ISO 25239-2:2011 specifies design requirements for friction stir weld joints. In ISO 25239-2:2011, the term "aluminium" refers to aluminium and its alloys. ISO 25239-2:2011 does not apply to friction stir spot welding.

ISO 25239-4:2011 specifies the requirements for the specification and qualification of welding procedures for the friction stir welding (FSW) of aluminium. In ISO 25239-4:2011, the term "aluminium" refers to aluminium and its alloys. ISO 25239-4:2011 does not apply to friction stir spot welding.

ISO 25239:2011 specifies requirements for the qualification of welding operators for the friction stir welding (FSW) of aluminium. In ISO 25239:2011, the term "aluminium" refers to aluminium and its alloys. ISO 25239:2011 does not apply to friction stir spot welding.

ISO 14271:2011 specifies the procedures for the hardness testing of etched cross-sections of resistance spot, projection, and seam welds. The aim of the hardness tests is to determine the Vickers hardness, in the low-force or microhardness range, of the weld nugget, the heat affected zone, and parent material in ferrous or non-ferrous metals for welds made in sheets of thickness 0,5 mm to 6 mm.

ISO 14372:2011 specifies a method for the relative ranking, by 24 h exposure to humid air and subsequent diffusible hydrogen testing, of manual metal arc electrode coatings related to their tendency to absorb moisture. This test method has limited potential applicability since it is unlikely to be capable of being scaled up for large volumes of testing.

ISO 24497-3:2007 specifies the general requirements for the application of the metal magnetic memory inspection method (MMM inspection) as a non-destructive testing method for quality assurance of welded joints of pressurized components. ISO 24497-3:2007 may be applied to welded joints in any type of products, pipelines, vessels, equipment, and metal constructions, as agreed with the purchaser. The terms and definitions for the process are contained in ISO 24497-1, and the general requirements of the process are in ISO 24497-2.

ISO 24497-2:2007 specifies general requirements for the application of the method of metal magnetic memory of components, units, equipment, and structures for various application purposes. It covers non-destructive testing.

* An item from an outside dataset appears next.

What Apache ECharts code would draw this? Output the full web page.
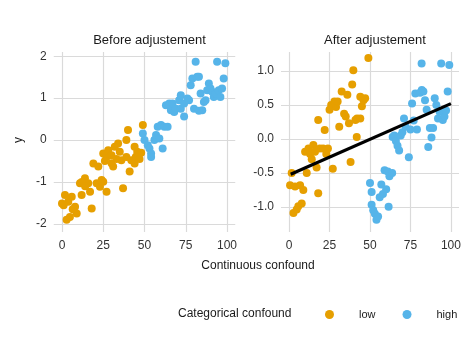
<!DOCTYPE html>
<html><head><meta charset="utf-8">
<script src="https://cdn.jsdelivr.net/npm/echarts@6/dist/echarts.min.js"></script>
<style>html,body{margin:0;padding:0;background:#fff}#c{width:474px;height:352px}</style>
</head><body><div id="c"></div>
<script>
var categories = ['low', 'high'];
var xTicks = [0, 25, 50, 75, 100];
var yTicksBefore = [-2, -1, 0, 1, 2];
var yTicksAfter = [-1.0, -0.5, 0.0, 0.5, 1.0];

var beforeLow = [[0,-1.51],[1.8,-1.31],[3.8,-1.47],[2.8,-1.9],[4.8,-1.83],[5.9,-1.35],[7.9,-1.59],[8.9,-1.75],[10.9,-1.03],[11.9,-1.31],[13.9,-0.91],[15.9,-1.03],[17,-1.23],[18,-1.63],[19,-0.56],[21,-1.03],[22,-0.63],[23,-1.11],[24,-0.95],[25,-0.99],[27,-1.23],[25,-0.32],[27,-0.40],[28,-0.24],[30,-0.36],[31,-0.63],[32,-0.16],[34,-0.08],[35,-0.28],[36,-0.48],[37,-1.15],[39,0.0],[40,0.24],[39,-0.4],[41,-0.75],[42,-0.48],[44,-0.16],[44.7,-0.4],[44,-0.56],[45.6,-0.28],[46,-0.32],[49,0.36],[1,-1.55],[6.5,-1.65],[12,-1.0],[14,-1.1],[26,-0.5],[30,-0.55],[33,-0.45],[47,-0.45],[48,-0.3]];
var beforeHigh = [[49,0.16],[50,0],[52,-0.12],[53,-0.2],[54,-0.32],[54,-0.4],[56,0],[57,0.12],[58,0.32],[60,0.36],[59,0.04],[61,-0.2],[62,0.32],[64,0.32],[63,0.83],[65,0.87],[66,0.71],[67,0.87],[68,0.67],[69,0.75],[71,0.95],[72,1.07],[72,0.75],[74,0.87],[74,0.56],[76,0.99],[77,0.95],[78,1.31],[79,1.47],[80,0.75],[81,1.87],[82,1.51],[83,1.51],[84,1.11],[85,0.71],[86,0.91],[87,0.95],[88,1.19],[89,1.35],[90,1.23],[91,1.15],[92,1.03],[93,1.11],[94,1.87],[95,1.19],[96,1.03],[97,1.23],[98,1.47],[99,1.83],[83,0.7]];
var afterLow = [[1.6,-0.50],[0.6,-0.68],[3.7,-0.70],[2.7,-1.09],[4.7,-1.04],[6.8,-0.68],[5.7,-0.99],[7.8,-0.95],[8.8,-0.75],[10.9,-0.50],[9.9,-0.19],[12,-0.14],[13,-0.22],[14,-0.30],[15,-0.09],[16,-0.19],[17,-0.42],[18,-0.80],[18,0.28],[19,-0.14],[21,-0.14],[22,0.13],[23,-0.22],[24,-0.14],[25,0.43],[26,0.50],[27,-0.44],[28,0.55],[29,0.47],[30,0.55],[31,0.18],[32.5,0.70],[34,0.37],[35,0.33],[36,0.65],[37,0.23],[38,-0.34],[39,0.80],[39.7,1.01],[41.8,0.03],[41,0.28],[42,0.30],[44,0.30],[44,0.62],[45,0.48],[46,0.57],[47,0.60],[49,1.19]];
var afterHigh = [[50,-0.65],[51,-0.78],[51,-0.97],[52,-1.05],[53,-1.10],[54,-1.19],[55,-1.14],[56,-0.86],[57,-0.67],[58,-0.81],[59,-0.46],[60,-0.74],[61,-0.48],[61.5,-1.0],[62,-0.55],[63.7,-0.5],[64,0.03],[65,0.05],[66,-0.03],[67,-0.1],[68,-0.17],[69,0.05],[70,0.1],[71,0.30],[72,0.18],[74,-0.27],[75,0.14],[76,0.52],[77,0.27],[78,0.67],[79,0.14],[81.9,1.11],[80.9,0.68],[82,0.72],[83,0.70],[84,0.57],[85,0.43],[86,-0.12],[87,0.16],[88,0.02],[89,0.16],[90,0.60],[91,0.50],[92,0.30],[93,0.40],[94,1.11],[95,0.28],[96,0.33],[97,0.42],[98,0.70],[99,1.09]];
var fitLine = [[1,-0.52],[100,0.52]];

var colors = {low: '#E69F00', high: '#56B4E9'};
var FONT = 'Liberation Sans, Arial, sans-serif';
var grid = {color: '#DADADA', width: 1.2};

function xAxis(idx) {
  return {
    type: 'value', gridIndex: idx, min: -5, max: 105,
    axisLine: {show: false}, axisTick: {show: false, customValues: xTicks},
    axisLabel: {customValues: xTicks, color: '#333', fontSize: 12, fontFamily: FONT, margin: 8},
    splitLine: {show: true, lineStyle: grid}
  };
}
function yAxis(idx, mn, mx, ticks, fmt) {
  return {
    type: 'value', gridIndex: idx, min: mn, max: mx,
    axisLine: {show: false}, axisTick: {show: false, customValues: ticks},
    axisLabel: {customValues: ticks, color: '#333', fontSize: 12, fontFamily: FONT, margin: 7, formatter: fmt},
    splitLine: {show: true, lineStyle: grid}
  };
}
function sc(name, data, xi) {
  return {name: name, type: 'scatter', xAxisIndex: xi, yAxisIndex: xi, data: data, symbolSize: 8,
    itemStyle: {color: colors[name], opacity: 1}, emphasis: {disabled: true}};
}

var chart = echarts.init(document.getElementById('c'), null, {renderer: 'canvas'});
chart.setOption({
  animation: false,
  backgroundColor: '#fff',
  title: [
    {text: 'Before adjustement', left: 144.5, top: 29, textAlign: 'center', textStyle: {fontSize: 13, fontWeight: 'normal', color: '#1a1a1a', fontFamily: FONT}},
    {text: 'After adjustement', left: 370, top: 29, textAlign: 'center', textStyle: {fontSize: 13, fontWeight: 'normal', color: '#1a1a1a', fontFamily: FONT}}
  ],
  grid: [
    {left: 53.75, top: 52, width: 181.5, height: 180, containLabel: false},
    {left: 281, top: 52, width: 178, height: 180, containLabel: false}
  ],
  xAxis: [xAxis(0), xAxis(1)],
  yAxis: [
    yAxis(0, -2.19, 2.1, yTicksBefore, function (v) { return String(Math.round(v)); }),
    yAxis(1, -1.37, 1.28, yTicksAfter, function (v) { return v.toFixed(1); })
  ],
  legend: {
    data: categories, left: 325, top: 309, padding: 0, icon: 'circle', itemWidth: 9, itemHeight: 9, itemGap: 27,
    textStyle: {fontSize: 11, color: '#1a1a1a', fontFamily: FONT, padding: [0, 0, 0, 20]},
    selectedMode: false
  },
  graphic: [
    {type: 'text', left: 178, top: 308, style: {text: 'Categorical confound', fontSize: 12, fill: '#1a1a1a', fontFamily: FONT}},
    {type: 'text', x: 258, y: 266, style: {text: 'Continuous confound', fontSize: 12, fill: '#1a1a1a', fontFamily: FONT, align: 'center', verticalAlign: 'middle'}},
    {type: 'text', x: 19, y: 140, rotation: Math.PI / 2, style: {text: 'y', fontSize: 12, fill: '#1a1a1a', fontFamily: FONT, align: 'center', verticalAlign: 'middle'}}
  ],
  series: [
    sc('low', beforeLow, 0),
    sc('high', beforeHigh, 0),
    sc('low', afterLow, 1),
    sc('high', afterHigh, 1),
    {type: 'line', xAxisIndex: 1, yAxisIndex: 1, data: fitLine, symbol: 'none', lineStyle: {color: '#000', width: 3.2}, z: 5, emphasis: {disabled: true}}
  ]
});
</script>
</body></html>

ISO 24497-1:2007 specifies terms and definitions for procedures in the sphere of non-destructive testing by the method of metal magnetic memory. The terms specified in ISO 24497-1:2007 are mandatory for application in all types of documentation and literature in the sphere of non-destructive testing, using the method of metal magnetic memory included in the scope of standardization works and/or using the results of these works.

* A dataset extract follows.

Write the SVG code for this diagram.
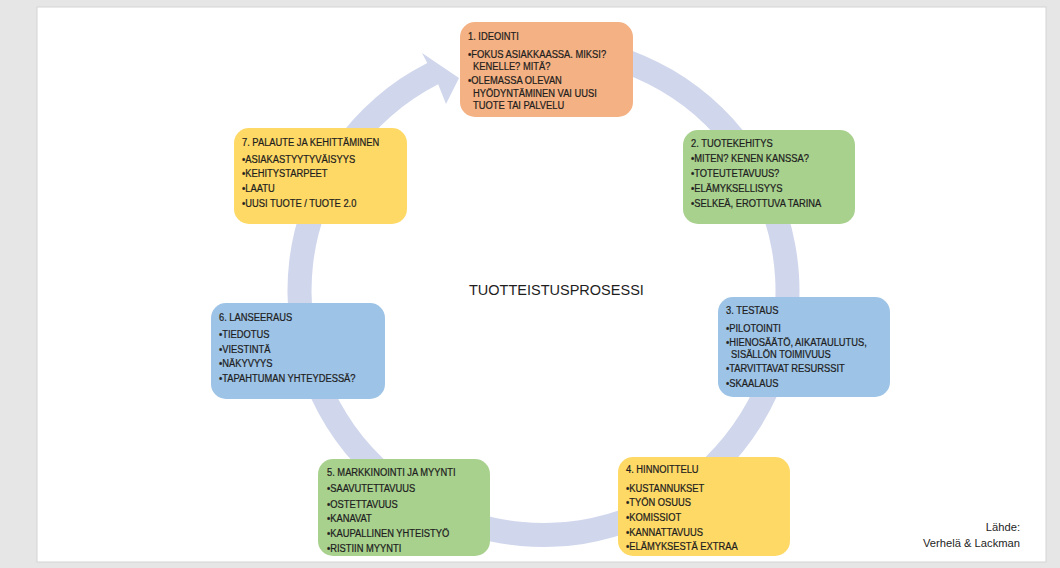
<svg xmlns="http://www.w3.org/2000/svg" width="1060" height="568" viewBox="0 0 1060 568">
<style>
.node rect{stroke:none}
.t{font-family:"Liberation Sans",Arial,sans-serif;font-size:11px;fill:#1e1e1e;stroke:#1e1e1e;stroke-width:0.25}
.c{font-family:"Liberation Sans",Arial,sans-serif;font-size:14.5px;fill:#1e1e1e}
.s{font-family:"Liberation Sans",Arial,sans-serif;font-size:11.2px;fill:#1e1e1e;text-anchor:end}
.or{fill:#f4b183}.gr{fill:#a9d18e}.bl{fill:#9dc3e6}.ye{fill:#ffd966}
</style>
<rect x="0" y="0" width="1060" height="568" fill="#e6e6e6"/>
<rect x="37" y="7" width="1009" height="555" fill="#ffffff" stroke="#d4d4d4" stroke-width="1"/>
<g id="connectors">
<path d="M521.19,35.98 A256,256 0 1 1 427.28,62.90 L422,53 L459,78 L446,104 L438.17,84.29 A232,232 0 1 0 523.28,59.88 Z" fill="#d0d6ec"/>
</g>
<g id="node1" class="node">
<rect class="or" x="460" y="22" width="173" height="95" rx="15"/>
<g transform="translate(468 0) scale(0.85 1)">
<text class="t" x="0" y="40">1. IDEOINTI</text>
<text class="t" x="0" y="58">•FOKUS ASIAKKAASSA. MIKSI?</text>
<text class="t" x="6" y="70.5">KENELLE? MITÄ?</text>
<text class="t" x="0" y="84.5">•OLEMASSA OLEVAN</text>
<text class="t" x="6" y="97.5">HYÖDYNTÄMINEN VAI UUSI</text>
<text class="t" x="6" y="109.5">TUOTE TAI PALVELU</text>
</g>
</g>
<g id="node2" class="node">
<rect class="gr" x="683" y="130" width="172" height="94" rx="15"/>
<g transform="translate(691 0) scale(0.85 1)">
<text class="t" x="0" y="147.5">2. TUOTEKEHITYS</text>
<text class="t" x="0" y="162.5">•MITEN? KENEN KANSSA?</text>
<text class="t" x="0" y="177.5">•TOTEUTETAVUUS?</text>
<text class="t" x="0" y="192.5">•ELÄMYKSELLISYYS</text>
<text class="t" x="0" y="207.5">•SELKEÄ, EROTTUVA TARINA</text>
</g>
</g>
<g id="node3" class="node">
<rect class="bl" x="718" y="297" width="172" height="100" rx="15"/>
<g transform="translate(726 0) scale(0.85 1)">
<text class="t" x="0" y="314">3. TESTAUS</text>
<text class="t" x="0" y="332">•PILOTOINTI</text>
<text class="t" x="0" y="346">•HIENOSÄÄTÖ, AIKATAULUTUS,</text>
<text class="t" x="6" y="358.5">SISÄLLÖN TOIMIVUUS</text>
<text class="t" x="0" y="372.5">•TARVITTAVAT RESURSSIT</text>
<text class="t" x="0" y="387">•SKAALAUS</text>
</g>
</g>
<g id="node4" class="node">
<rect class="ye" x="618" y="457" width="172" height="99" rx="15"/>
<g transform="translate(626 0) scale(0.85 1)">
<text class="t" x="0" y="473.5">4. HINNOITTELU</text>
<text class="t" x="0" y="492">•KUSTANNUKSET</text>
<text class="t" x="0" y="506">•TYÖN OSUUS</text>
<text class="t" x="0" y="521">•KOMISSIOT</text>
<text class="t" x="0" y="536">•KANNATTAVUUS</text>
<text class="t" x="0" y="550">•ELÄMYKSESTÄ EXTRAA</text>
</g>
</g>
<g id="node5" class="node">
<rect class="gr" x="318" y="459" width="172" height="97" rx="15"/>
<g transform="translate(327 0) scale(0.85 1)">
<text class="t" x="0" y="476">5. MARKKINOINTI JA MYYNTI</text>
<text class="t" x="0" y="492.5">•SAAVUTETTAVUUS</text>
<text class="t" x="0" y="508">•OSTETTAVUUS</text>
<text class="t" x="0" y="522.5">•KANAVAT</text>
<text class="t" x="0" y="537.5">•KAUPALLINEN YHTEISTYÖ</text>
<text class="t" x="0" y="552">•RISTIIN MYYNTI</text>
</g>
</g>
<g id="node6" class="node">
<rect class="bl" x="211" y="303" width="174" height="96" rx="15"/>
<g transform="translate(219 0) scale(0.85 1)">
<text class="t" x="0" y="321">6. LANSEERAUS</text>
<text class="t" x="0" y="338">•TIEDOTUS</text>
<text class="t" x="0" y="353">•VIESTINTÄ</text>
<text class="t" x="0" y="367">•NÄKYVYYS</text>
<text class="t" x="0" y="382.5">•TAPAHTUMAN YHTEYDESSÄ?</text>
</g>
</g>
<g id="node7" class="node">
<rect class="ye" x="234" y="128" width="173" height="96" rx="15"/>
<g transform="translate(242 0) scale(0.85 1)">
<text class="t" x="0" y="146">7. PALAUTE JA KEHITTÄMINEN</text>
<text class="t" x="0" y="163.5">•ASIAKASTYYTYVÄISYYS</text>
<text class="t" x="0" y="177.5">•KEHITYSTARPEET</text>
<text class="t" x="0" y="192">•LAATU</text>
<text class="t" x="0" y="207">•UUSI TUOTE / TUOTE 2.0</text>
</g>
</g>
<g id="title">
<text class="c" x="469" y="295">TUOTTEISTUSPROSESSI</text>
</g>
<g id="source">
<text class="s" x="1020" y="530.5">Lähde:</text>
<text class="s" x="1020" y="547">Verhelä &amp; Lackman</text>
</g>
</svg>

ISO 14373:2006 specifies requirements for resistance spot welding in the fabrication of assemblies of uncoated and metallic coated low carbon steel, comprising two or three sheets of metal, where the maximum single sheet thickness of components to be welded is within the range 0,4 mm to 3 mm, for the following materials: uncoated steels; hot dip zinc or iron-zinc alloy (galvannealed) coated steel; electrolytic zinc, zinc-iron, or zinc-nickel coated steel; aluminium coated steel; zinc-aluminium coated steel. ISO 14373:2006 is applicable to the welding of sheets of the same or dissimilar thickness, where the thickness ratio is less than or equal to 3:1. It applies to the welding of three thicknesses, where the total thickness is less than or equal to 9 mm. Welding with the following types of equipment is within the scope of ISO 14373:2006: pedestal welding equipment; gun welders; automatic welding equipment where the components are fed by robots or automatic feeding equipment; multi welders; robotic welders. The welding of organic coated or primer coated steels is not within the scope of ISO 14373:2006.

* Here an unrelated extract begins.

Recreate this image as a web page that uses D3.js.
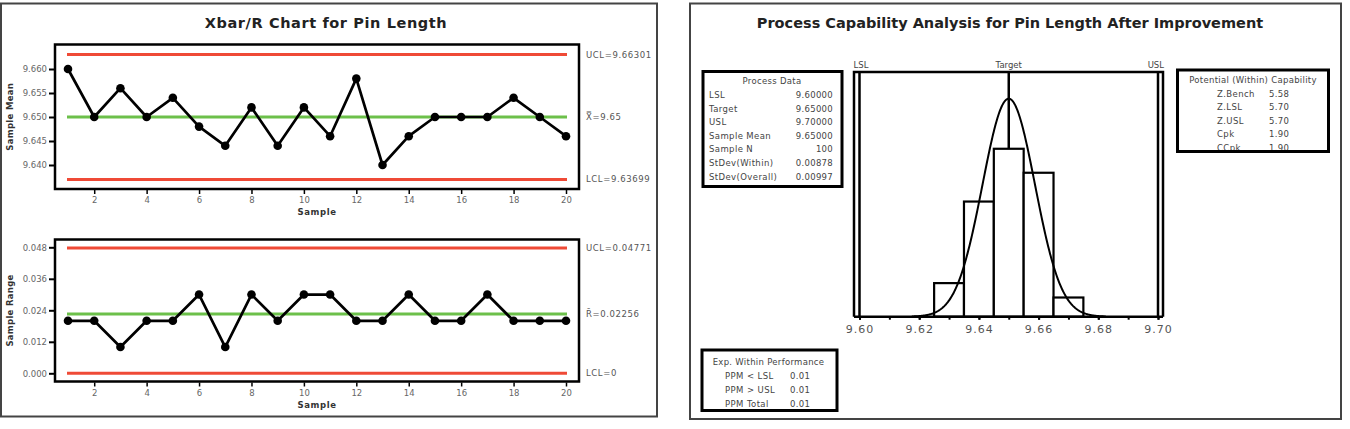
<!DOCTYPE html>
<html><head><meta charset="utf-8">
<script src="https://cdn.jsdelivr.net/npm/d3@7/dist/d3.min.js"></script>
<style>
body{margin:0;background:#fff;}
svg{display:block;}
text{font-family:"DejaVu Sans",Verdana,sans-serif;}
</style></head>
<body><svg id="c" width="1350" height="429"></svg>
<script>
// ---------- DATA ----------
const samples = d3.range(1, 21);
const sampleMeans = [9.660,9.650,9.656,9.650,9.654,9.648,9.644,9.652,9.644,9.652,9.646,9.658,9.640,9.646,9.650,9.650,9.650,9.654,9.650,9.646];
const sampleRanges = [0.02,0.02,0.01,0.02,0.02,0.03,0.01,0.03,0.02,0.03,0.03,0.02,0.02,0.03,0.02,0.02,0.03,0.02,0.02,0.02];
const meanLimits = {ucl:9.66301, center:9.65, lcl:9.63699};
const rangeLimits = {ucl:0.04771, center:0.02256, lcl:0};
const meanTicks = [9.640,9.645,9.650,9.655,9.660];
const rangeTicks = [0.000,0.012,0.024,0.036,0.048];
const sampleTicks = [2,4,6,8,10,12,14,16,18,20];

const binLeft = [9.625,9.635,9.645,9.655,9.665];
const binWidth = 0.01;
const binCounts = [7,24,35,30,4];
const histMajorTicks = [9.60,9.62,9.64,9.66,9.68,9.70];
const histMinorTicks = [9.60,9.61,9.62,9.63,9.64,9.65,9.66,9.67,9.68,9.69,9.70];
const specs = {lsl:9.60, target:9.65, usl:9.70};
const fitMean = 9.65, fitSd = 0.00878, fitN = 100;

const processDataLabels = ["LSL","Target","USL","Sample Mean","Sample N","StDev(Within)","StDev(Overall)"];
const processDataValues = ["9.60000","9.65000","9.70000","9.65000","100","0.00878","0.00997"];
const capLabels = ["Z.Bench","Z.LSL","Z.USL","Cpk","CCpk"];
const capValues = ["5.58","5.70","5.70","1.90","1.90"];
const perfLabels = ["PPM < LSL","PPM > USL","PPM Total"];
const perfValues = ["0.01","0.01","0.01"];

// ---------- DRAW ----------
const svg = d3.select("#c");
const RED = "#ef4a36", GREEN = "#6cc04a";

// panel frames
svg.append("rect").attr("x",1).attr("y",3.5).attr("width",656).attr("height",413)
  .attr("fill","none").attr("stroke","#444").attr("stroke-width",2);
svg.append("rect").attr("x",690).attr("y",3.5).attr("width",651).attr("height",415.5)
  .attr("fill","none").attr("stroke","#444").attr("stroke-width",2);

// titles
svg.append("text").attr("x",326).attr("y",28).attr("text-anchor","middle")
  .attr("font-size",14.5).attr("font-weight","bold").attr("fill","#222").attr("letter-spacing",0.6)
  .text("Xbar/R Chart for Pin Length");
svg.append("text").attr("x",1010).attr("y",28).attr("text-anchor","middle")
  .attr("font-size",14.5).attr("font-weight","bold").attr("fill","#222")
  .text("Process Capability Analysis for Pin Length After Improvement");

const x = d3.scaleLinear().domain([1,20]).range([68,566]);
const frameX0 = 55, frameX1 = 579;

function controlChart(cfg){
  const {y, top, bottom, data, limits, ticks, fmt, title, labels} = cfg;
  const g = svg.append("g");
  const xl0 = x(1)-1, xl1 = x(20)+1;
  g.append("line").attr("x1",xl0).attr("x2",xl1).attr("y1",y(limits.ucl)).attr("y2",y(limits.ucl))
    .attr("stroke",RED).attr("stroke-width",3);
  g.append("line").attr("x1",xl0).attr("x2",xl1).attr("y1",y(limits.lcl)).attr("y2",y(limits.lcl))
    .attr("stroke",RED).attr("stroke-width",3);
  g.append("line").attr("x1",xl0).attr("x2",xl1).attr("y1",y(limits.center)).attr("y2",y(limits.center))
    .attr("stroke",GREEN).attr("stroke-width",3);
  g.append("path").datum(data).attr("fill","none").attr("stroke","#000").attr("stroke-width",2.7)
    .attr("stroke-linejoin","round")
    .attr("d", d3.line().x((d,i)=>x(samples[i])).y(d=>y(d)));
  g.selectAll("circle.m").data(data).join("circle").attr("class","m")
    .attr("cx",(d,i)=>x(samples[i])).attr("cy",d=>y(d)).attr("r",4.3).attr("fill","#000");
  g.append("rect").attr("x",frameX0).attr("y",top).attr("width",frameX1-frameX0).attr("height",bottom-top)
    .attr("fill","none").attr("stroke","#000").attr("stroke-width",2.5);
  const ya = g.append("g").attr("transform",`translate(${frameX0-1},0)`)
    .call(d3.axisLeft(y).tickValues(ticks).tickFormat(fmt).tickSize(5).tickPadding(2));
  ya.select(".domain").remove();
  ya.selectAll("line").attr("stroke","#000").attr("stroke-width",2);
  ya.selectAll("text").attr("font-size",8.5).attr("fill","#666").attr("font-family","DejaVu Sans");
  const xa = g.append("g").attr("transform",`translate(0,${bottom+1})`)
    .call(d3.axisBottom(x).tickValues(sampleTicks).tickSize(4).tickPadding(3));
  xa.select(".domain").remove();
  xa.selectAll("line").attr("stroke","#000").attr("stroke-width",1.5);
  xa.selectAll("text").attr("font-size",8.5).attr("fill","#666").attr("font-family","DejaVu Sans");
  g.append("text").attr("x",(frameX0+frameX1)/2).attr("y",bottom+26).attr("text-anchor","middle")
    .attr("font-size",8.5).attr("font-weight","bold").attr("fill","#333").attr("letter-spacing",0.6).text("Sample");
  g.append("text").attr("transform",`translate(13,${(top+bottom)/2}) rotate(-90)`).attr("text-anchor","middle")
    .attr("font-size",8.5).attr("font-weight","bold").attr("fill","#333").attr("letter-spacing",0.3).text(title);
  [[limits.ucl,labels[0]],[limits.center,labels[1]],[limits.lcl,labels[2]]].forEach(([v,t])=>{
    g.append("text").attr("x",586).attr("y",y(v)).attr("dy","0.35em").attr("font-size",8.5)
      .attr("fill","#555").attr("letter-spacing",0.6).text(t);
  });
}

controlChart({
  y: d3.scaleLinear().domain([9.640,9.660]).range([165,69]),
  top:44.5, bottom:189, data:sampleMeans, limits:meanLimits, ticks:meanTicks, fmt:d3.format(".3f"),
  title:"Sample Mean",
  labels:["UCL=9.66301","X\u033F=9.65","LCL=9.63699"]
});
controlChart({
  y: d3.scaleLinear().domain([0,0.048]).range([373.3,247.3]),
  top:239.5, bottom:381.5, data:sampleRanges, limits:rangeLimits, ticks:rangeTicks, fmt:d3.format(".3f"),
  title:"Sample Range",
  labels:["UCL=0.04771","R\u0304=0.02256","LCL=0"]
});

// ---------- Histogram ----------
const hx = d3.scaleLinear().domain([9.60,9.70]).range([859.5,1158]);
const hy = d3.scaleLinear().domain([0,51]).range([316.7,72]);
const hg = svg.append("g");
const hTop = hy(51), hBot = hy(0);
hg.append("line").attr("x1",hx(specs.target)).attr("x2",hx(specs.target)).attr("y1",hTop).attr("y2",hBot)
  .attr("stroke","#000").attr("stroke-width",2.5);
hg.selectAll("rect.bar").data(binCounts).join("rect").attr("class","bar")
  .attr("x",(d,i)=>hx(binLeft[i])).attr("width",(d,i)=>hx(binLeft[i]+binWidth)-hx(binLeft[i]))
  .attr("y",d=>hy(d)).attr("height",d=>hBot-hy(d))
  .attr("fill","#fff").attr("stroke","#000").attr("stroke-width",2.2);
// fitted normal curve (from Process Data mean and StDev(Within))
const curveX = d3.range(fitMean-3.7*fitSd, fitMean+3.7*fitSd+1e-9, fitSd/40);
const pdf = v => fitN*binWidth/(fitSd*Math.sqrt(2*Math.PI))*Math.exp(-0.5*((v-fitMean)/fitSd)**2);
hg.append("path").datum(curveX).attr("fill","none").attr("stroke","#000").attr("stroke-width",2)
  .attr("d", d3.line().x(d=>hx(d)).y(d=>hy(pdf(d))));
[specs.lsl, specs.usl].forEach(v=>{
  hg.append("line").attr("x1",hx(v)).attr("x2",hx(v)).attr("y1",hTop).attr("y2",hBot)
    .attr("stroke","#000").attr("stroke-width",2.5);
});
hg.append("path").attr("d",`M${hx(9.60)-5.5},${hBot}V${hTop}H${hx(9.70)+5}V${hBot}`)
  .attr("fill","none").attr("stroke","#000").attr("stroke-width",2.5);
hg.append("line").attr("x1",hx(9.60)-5.5).attr("x2",hx(9.70)+5).attr("y1",hBot).attr("y2",hBot)
  .attr("stroke","#000").attr("stroke-width",2.5);
const hMinor = hg.append("g").attr("transform",`translate(0,${hBot})`)
  .call(d3.axisBottom(hx).tickValues(histMinorTicks).tickSize(3).tickFormat(""));
hMinor.select(".domain").remove();
hMinor.selectAll("line").attr("stroke","#000").attr("stroke-width",2);
const hMajor = hg.append("g").attr("transform",`translate(0,${hBot})`)
  .call(d3.axisBottom(hx).tickValues(histMajorTicks).tickSize(3).tickPadding(6).tickFormat(d3.format(".2f")));
hMajor.select(".domain").remove();
hMajor.selectAll("line").attr("stroke","#000").attr("stroke-width",2);
hMajor.selectAll("text").attr("font-size",11).attr("fill","#555").attr("letter-spacing",1).attr("font-family","DejaVu Sans");
hg.append("text").attr("x",hx(9.60)-6).attr("y",68).attr("font-size",8.5).attr("fill","#444").text("LSL");
hg.append("text").attr("x",hx(specs.target)).attr("y",68).attr("text-anchor","middle").attr("font-size",8.5).attr("fill","#444").text("Target");
hg.append("text").attr("x",hx(9.70)+6).attr("y",68).attr("text-anchor","end").attr("font-size",8.5).attr("fill","#444").text("USL");

// ---------- Info boxes ----------
function infoBox(cfg){
  const {x0,y0,w,h,title,titleX,titleY,labels,values,labX,valX,valAnchor,rowY,step,id} = cfg;
  const g = svg.append("g");
  g.append("clipPath").attr("id",id).append("rect").attr("x",x0).attr("y",y0).attr("width",w).attr("height",h);
  const t = g.append("g").attr("clip-path",`url(#${id})`);
  t.append("text").attr("x",titleX).attr("y",titleY).attr("dy","0.35em").attr("text-anchor","middle")
    .attr("font-size",8.5).attr("fill","#444").attr("letter-spacing",0.3).text(title);
  labels.forEach((l,i)=>{
    t.append("text").attr("x",labX).attr("y",rowY+i*step).attr("dy","0.35em").attr("font-size",8.5)
      .attr("fill","#444").attr("letter-spacing",0.4).text(l);
    t.append("text").attr("x",valX).attr("y",rowY+i*step).attr("dy","0.35em").attr("font-size",8.5)
      .attr("text-anchor",valAnchor).attr("fill","#444").attr("letter-spacing",0.3).text(values[i]);
  });
  g.append("rect").attr("x",x0).attr("y",y0).attr("width",w).attr("height",h)
    .attr("fill","none").attr("stroke","#000").attr("stroke-width",3);
}
infoBox({id:"cp1",x0:703,y0:71.5,w:139,h:115,title:"Process Data",titleX:772,titleY:81.5,
  labels:processDataLabels,values:processDataValues,labX:709,valX:833,valAnchor:"end",rowY:95,step:13.6});
infoBox({id:"cp2",x0:1177.5,y0:70,w:151,h:81.5,title:"Potential (Within) Capability",titleX:1253,titleY:80.5,
  labels:capLabels,values:capValues,labX:1217,valX:1269,valAnchor:"start",rowY:94,step:13.4});
infoBox({id:"cp3",x0:702,y0:350,w:135,h:60.5,title:"Exp. Within Performance",titleX:768.5,titleY:362.5,
  labels:perfLabels,values:perfValues,labX:725,valX:790,valAnchor:"start",rowY:376.5,step:13.6});
</script></body></html>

ISO 10447:2006 specifies the procedure and recommended tooling to be used for testing resistance spot and projection welds by means of peel and chisel tests. ISO 10447:2006 applies to welds made in two or more sheets in the thickness range of 0,5 mm to 3,0 mm. The aim of these tests is to determine: weld size and failure type when the tests are used as destructive tests, and verification of welds when the tests are used as non-destructive tests.

ISO 14323:2006 covers destructive testing of welds. ISO 14323:2006 specifies specimen dimensions and testing procedures for impact shear and cross-tension testing of spot and embossed projection welds in overlapping sheets, in any metallic material of thickness 0,5 mm to 4 mm.

ISO 3580:2004 specifies requirements for classification of covered electrodes, based on the all-weld metal in the heat-treated condition, for manual metal arc welding of ferritic and martensitic creep-resisting and low alloy elevated temperature steels. This International Standard is a combined specification for classification utilizing a system based upon the chemical composition of the all-weld metal, with requirements for the yield strength and the average impact energy of 47 J of all-weld metal, or utilizing a system based upon the tensile strength and the chemical composition of all-weld metal.

ISO 14344 is a tool for communication between a purchaser and a supplier of welding consumables within quality systems as might, for example, be based upon ISO 9001. Together with an ISO or other recognized welding consumable standard it provides a method for preparing those specific details needed for welding consumable procurement which consist of the following: the welding consumable classification (selected from the pertinent ISO or other welding consumable standard); the lot classification; the testing schedule.

ISO 14343:2002 specifies requirements for classification of wire electrodes, wires and rods for gas-shielded metal arc welding, gas tungsten arc welding, plasma arc welding, submerged arc welding and laser beam welding of stainless and heat resisting steels. The classification of the wire electrodes, wires and rods is based upon their chemical composition.